What happened to transform this “Russia-lite” version of Ukraine into the strikingly patriotic nation of today? The emergence of Ukraine’s first post-independence generation has played a crucial role in this process merely by growing up with a non-Soviet sense of self. As greater numbers of Ukrainians with no memory of the shared Soviet experience have begun to contribute to the national dialogue, the formerly blurred boundaries between Russia and Ukraine have inevitably gained new clarity and definition. Nevertheless, this generational shift would have been far slower and less pronounced were it not for Russia’s antagonistic approach to all things Ukrainian.
Since the dawn of the Putin era in 2000, the Kremlin has consistently pursued policies towards Ukraine that have appeared tailor-made to offend and unite Ukrainian society in equal measure. Where skillful exploitation of common ground might have paid considerable dividends and served the Kremlin’s foreign policy interests admirably, Russia has tended to favor a brand of high-handed diplomacy that many Ukrainians interpret as thinly veiled imperial condescension.
Putin’s decision to visit Ukraine on the eve of the country’s 2004 presidential election and lecture Ukrainians on how to vote was a case in point. Broadcast simultaneously on multiple national TV channels, this characteristically chauvinistic display backfired disastrously. It infuriated even the most disinterested of Ukrainians and helped mobilize previously apathetic sections of the Ukrainian public in opposition to the preferred government candidate Viktor Yanukovych. Many analysts regard Putin’s ill-judged intervention as a key cause of the Orange Revolution, which erupted within weeks of his Kyiv appearance.
Nine years later, as Ukrainian society mulled whether to sign an Association Agreement with the European Union or join the Moscow-led Eurasian Union, Russia contributed to the debate by unilaterally launching a trade war. There was no attempt to conduct a charm offensive and win Ukrainians over to Moscow’s side. Nor was there any effort to tap into the strong feelings of kinship for Russia present throughout much of Ukrainian society. On the contrary, the Kremlin preemptively punished Ukrainian exporters and threatened further grave consequences, while adding insult to injury by assuring Ukrainians that Europe did not really want them anyway.

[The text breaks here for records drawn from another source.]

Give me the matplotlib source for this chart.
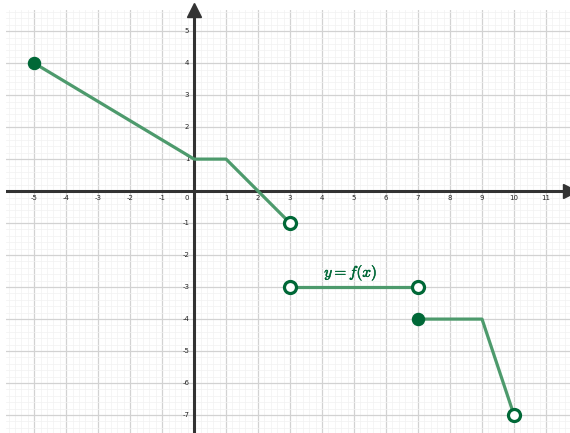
import matplotlib.pyplot as plt
import matplotlib.patheffects as pe
import numpy as np

# ── Data ──────────────────────────────────────────────────────────────────────

# piecewise segments of y = f(x)
seg1_x = [-5, 0, 1, 3]
seg1_y = [4, 1, 1, -1]
seg2_x = [3, 7]
seg2_y = [-3, -3]
seg3_x = [7, 9, 10]
seg3_y = [-4, -4, -7]

closed_x = [-5, 7]
closed_y = [4, -4]
open_x = [3, 3, 7, 10]
open_y = [-1, -3, -3, -7]

x_ticks = [-5, -4, -3, -2, -1, 1, 2, 3, 4, 5, 6, 7, 8, 9, 10, 11]
y_ticks = [-7, -6, -5, -4, -3, -2, -1, 1, 2, 3, 4, 5]

# ── Style ─────────────────────────────────────────────────────────────────────

LINE_COLOR = "#4d9a6c"
DOT_COLOR = "#006837"
AXIS_COLOR = "#333333"

X_MIN, X_MAX = -5.88, 11.75
Y_MIN, Y_MAX = -7.56, 5.66

plt.rcParams["mathtext.fontset"] = "cm"

fig = plt.figure(figsize=(5.7, 4.33), dpi=100)
ax = fig.add_axes([6 / 570, 0, 564 / 570, 423 / 433])
ax.set_xlim(X_MIN, X_MAX)
ax.set_ylim(Y_MIN, Y_MAX)

# grid
ax.set_xticks(np.arange(-5, 12, 1))
ax.set_yticks(np.arange(-7, 6, 1))
ax.set_xticks(np.arange(-5.8, 11.8, 0.2), minor=True)
ax.set_yticks(np.arange(-7.4, 5.8, 0.2), minor=True)
ax.grid(True, which="major", color="#d2d2d2", linewidth=0.9, zorder=0)
ax.grid(True, which="minor", color="#f1f1f1", linewidth=0.5, zorder=0)
ax.set_axisbelow(True)
ax.tick_params(which="both", length=0, labelbottom=False, labelleft=False)
for s in ax.spines.values():
    s.set_visible(False)

# axes with arrows
ax.axhline(0, color=AXIS_COLOR, linewidth=2.2, zorder=2)
ax.axvline(0, color=AXIS_COLOR, linewidth=2.2, zorder=2)
ax.plot(1, 0, ">", color=AXIS_COLOR, markersize=10, transform=ax.get_yaxis_transform(),
        clip_on=False, zorder=3)
ax.plot(0, 1, "^", color=AXIS_COLOR, markersize=10, transform=ax.get_xaxis_transform(),
        clip_on=False, zorder=3)

# tick labels
for v in x_ticks:
    ax.text(v, -0.12, str(v), ha="center", va="top", fontsize=5, color="#222")
for v in y_ticks:
    ax.text(-0.15, v, str(v), ha="right", va="center", fontsize=5, color="#222")
ax.text(-0.15, -0.12, "0", ha="right", va="top", fontsize=5, color="#222")

# function
for xs, ys in [(seg1_x, seg1_y), (seg2_x, seg2_y), (seg3_x, seg3_y)]:
    ax.plot(xs, ys, color=LINE_COLOR, linewidth=2.3, zorder=4, solid_capstyle="round")

ax.scatter(closed_x, closed_y, s=75, color=DOT_COLOR, zorder=5)
ax.scatter(open_x, open_y, s=75, facecolor="white", edgecolor=DOT_COLOR,
           linewidth=2.3, zorder=5)

ax.text(4.9, -2.55, r"$y = f(x)$", ha="center", va="center", fontsize=11,
        color=DOT_COLOR,
        path_effects=[pe.withStroke(linewidth=0.35, foreground=DOT_COLOR)])

fig.savefig("out.png", dpi=100)
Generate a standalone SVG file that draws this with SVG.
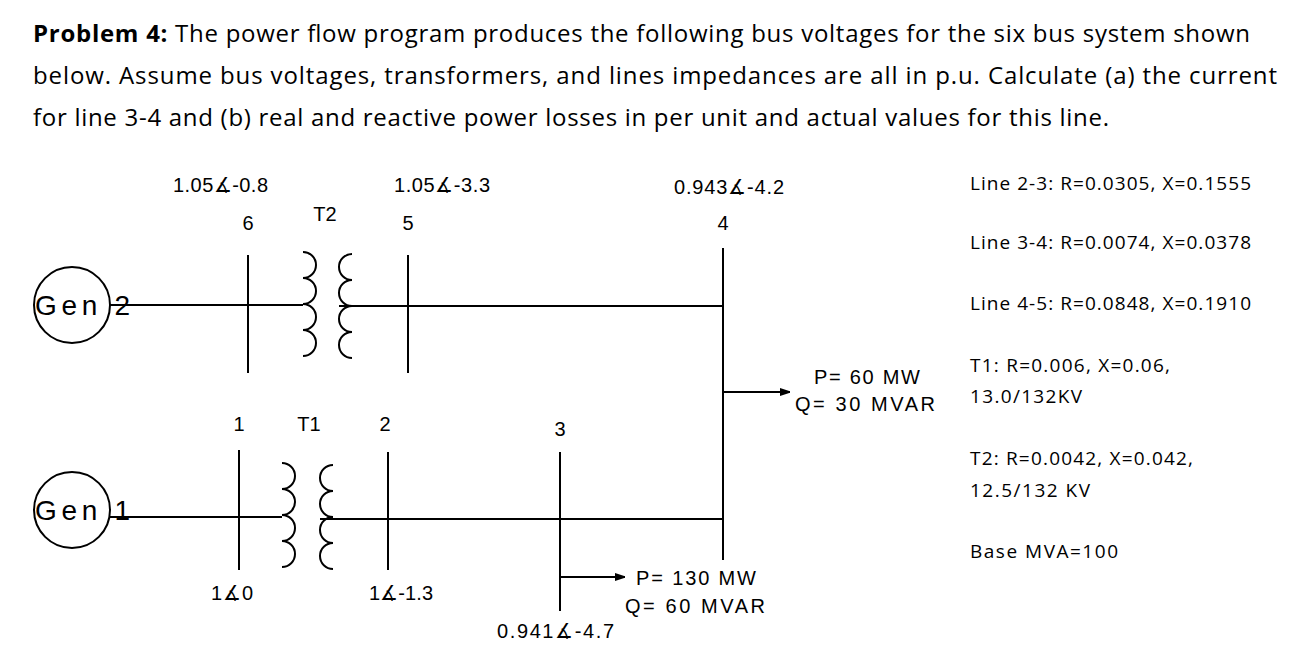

The ultimate example of Russia’s tone-deaf approach to Ukraine came in spring 2014 when Kremlin efforts to partition the country via hybrid military intervention left Moscow’s influence on Ukrainian affairs at historic lows and Putin’s dreams of a new Eurasian empire in tatters. This blunder was to prove the final nail in the coffin of Russia’s Ukraine policy, but it was very much in line with all that had gone before. The decision to engineer pro-Russian uprisings inside Ukraine in early 2014 reflected Moscow’s long-held but deluded belief that Russian-speaking Ukrainians would flock to the Kremlin banner when the time was right. It was the culmination of Russia’s refusal since 1991 to recognize the nation-building dynamics at work in independent Ukraine.
Remarkably, Russia remains apparently incapable of learning from these failures. In early March 2018, the Kremlin once more succeeded in briefly uniting Ukrainian society against it. On this latest occasion, Moscow abruptly cut gas supplies to the country at a time when temperatures were averaging minus fifteen degrees. Ordinary Ukrainians responded to the emergency by rallying round and dramatically reducing their energy consumption. This allowed the population to survive unscathed, but many will remember how close Russia’s actions brought them to potential humanitarian catastrophe. Yet again, Moscow demonstrated its unrivaled ability to mobilize the Ukrainian population while simultaneously shooting itself in the foot.
It is hard to avoid the conclusion that for reasons rooted in its own sense of national identity, modern Russia simply cannot accept the idea of an independent Ukraine. This would go some way towards explaining Moscow’s otherwise irrational refusal to treat Ukraine as a fully sovereign nation, despite the obviously detrimental effect such posturing has had on Russian influence. It would also help make sense of Russia’s apparent need to belittle Ukrainian statehood aspirations while depicting Ukrainian patriotism as an extremist menace.
These prejudices have worked directly against the emergence of a new and mutually beneficial post-Soviet partnership between Russia and Ukraine. Indeed, they have probably made any such understanding impossible. Rather than trying to accommodate independent Ukraine’s nation-building aspirations and create a contemporary context that could allow both countries to build on their common past, the Putin regime has insisted on treating Ukraine as a wayward child.
Publicly at least, the Kremlin remains firmly in denial over the loss of Russian influence in Ukraine. Since 2014, there has been virtually no recognition of Russian policy failures towards Ukraine or debate over the missed opportunities of the past few decades. Instead, Putin prefers to repeat his belief that Ukrainians and Russians are “one people”, while at the same time accusing everyone from NATO to the EU of driving an artificial wedge between the two countries. This conveniently absolves Moscow of responsibility for the collapse of Russia’s position in the country’s geopolitical heartlands. In private, however, Putin must know that he has only himself to blame.